## PROBLEM REQUIREMENTS
Transcribe the listing word for word.

## RECORDS FOR THIS TASK

________________________________________

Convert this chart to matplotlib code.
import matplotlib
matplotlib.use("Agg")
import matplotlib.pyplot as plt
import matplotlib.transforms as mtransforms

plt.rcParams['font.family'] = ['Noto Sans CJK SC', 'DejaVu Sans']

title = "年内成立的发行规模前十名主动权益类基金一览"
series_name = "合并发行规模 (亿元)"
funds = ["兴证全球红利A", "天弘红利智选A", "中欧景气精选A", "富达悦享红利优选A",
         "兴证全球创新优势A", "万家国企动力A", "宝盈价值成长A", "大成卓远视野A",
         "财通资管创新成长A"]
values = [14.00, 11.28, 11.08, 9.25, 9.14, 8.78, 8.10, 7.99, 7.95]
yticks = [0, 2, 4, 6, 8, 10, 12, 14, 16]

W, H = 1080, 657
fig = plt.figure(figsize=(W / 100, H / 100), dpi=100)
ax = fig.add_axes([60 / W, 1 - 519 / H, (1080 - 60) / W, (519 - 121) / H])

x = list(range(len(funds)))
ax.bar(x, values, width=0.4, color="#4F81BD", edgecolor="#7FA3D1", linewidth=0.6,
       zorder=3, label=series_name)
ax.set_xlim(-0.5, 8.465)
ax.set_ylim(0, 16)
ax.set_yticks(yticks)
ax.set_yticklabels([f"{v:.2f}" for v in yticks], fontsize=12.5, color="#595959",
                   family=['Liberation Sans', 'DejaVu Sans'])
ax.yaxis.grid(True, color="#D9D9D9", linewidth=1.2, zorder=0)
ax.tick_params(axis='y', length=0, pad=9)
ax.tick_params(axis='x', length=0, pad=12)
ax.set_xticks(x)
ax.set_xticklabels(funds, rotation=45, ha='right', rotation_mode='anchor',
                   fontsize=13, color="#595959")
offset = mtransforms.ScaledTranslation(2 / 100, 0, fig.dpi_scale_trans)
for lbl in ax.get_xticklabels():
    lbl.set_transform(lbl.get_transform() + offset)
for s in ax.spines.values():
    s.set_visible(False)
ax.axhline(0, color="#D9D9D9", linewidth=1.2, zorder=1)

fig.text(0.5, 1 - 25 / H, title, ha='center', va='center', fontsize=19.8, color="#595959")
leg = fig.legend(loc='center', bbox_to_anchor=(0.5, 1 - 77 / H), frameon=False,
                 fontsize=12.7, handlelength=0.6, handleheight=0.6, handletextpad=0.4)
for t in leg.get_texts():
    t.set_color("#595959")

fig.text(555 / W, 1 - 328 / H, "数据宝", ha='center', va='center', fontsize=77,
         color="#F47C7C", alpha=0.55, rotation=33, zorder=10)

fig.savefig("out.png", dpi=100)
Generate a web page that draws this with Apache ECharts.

________________________________________

## EXERCISE SOLUTION
Convert this chart to matplotlib code.
import matplotlib
matplotlib.use("Agg")
import matplotlib.pyplot as plt
import matplotlib.transforms as mtransforms

plt.rcParams['font.family'] = ['Noto Sans CJK SC', 'DejaVu Sans']

title = "年内成立的发行规模前十名主动权益类基金一览"
series_name = "合并发行规模 (亿元)"
funds = ["兴证全球红利A", "天弘红利智选A", "中欧景气精选A", "富达悦享红利优选A",
         "兴证全球创新优势A", "万家国企动力A", "宝盈价值成长A", "大成卓远视野A",
         "财通资管创新成长A"]
values = [14.00, 11.28, 11.08, 9.25, 9.14, 8.78, 8.10, 7.99, 7.95]
yticks = [0, 2, 4, 6, 8, 10, 12, 14, 16]

W, H = 1080, 657
fig = plt.figure(figsize=(W / 100, H / 100), dpi=100)
ax = fig.add_axes([60 / W, 1 - 519 / H, (1080 - 60) / W, (519 - 121) / H])

x = list(range(len(funds)))
ax.bar(x, values, width=0.4, color="#4F81BD", edgecolor="#7FA3D1", linewidth=0.6,
       zorder=3, label=series_name)
ax.set_xlim(-0.5, 8.465)
ax.set_ylim(0, 16)
ax.set_yticks(yticks)
ax.set_yticklabels([f"{v:.2f}" for v in yticks], fontsize=12.5, color="#595959",
                   family=['Liberation Sans', 'DejaVu Sans'])
ax.yaxis.grid(True, color="#D9D9D9", linewidth=1.2, zorder=0)
ax.tick_params(axis='y', length=0, pad=9)
ax.tick_params(axis='x', length=0, pad=12)
ax.set_xticks(x)
ax.set_xticklabels(funds, rotation=45, ha='right', rotation_mode='anchor',
                   fontsize=13, color="#595959")
offset = mtransforms.ScaledTranslation(2 / 100, 0, fig.dpi_scale_trans)
for lbl in ax.get_xticklabels():
    lbl.set_transform(lbl.get_transform() + offset)
for s in ax.spines.values():
    s.set_visible(False)
ax.axhline(0, color="#D9D9D9", linewidth=1.2, zorder=1)

fig.text(0.5, 1 - 25 / H, title, ha='center', va='center', fontsize=19.8, color="#595959")
leg = fig.legend(loc='center', bbox_to_anchor=(0.5, 1 - 77 / H), frameon=False,
                 fontsize=12.7, handlelength=0.6, handleheight=0.6, handletextpad=0.4)
for t in leg.get_texts():
    t.set_color("#595959")

fig.text(555 / W, 1 - 328 / H, "数据宝", ha='center', va='center', fontsize=77,
         color="#F47C7C", alpha=0.55, rotation=33, zorder=10)

fig.savefig("out.png", dpi=100)
Generate a web page that draws this with Apache ECharts.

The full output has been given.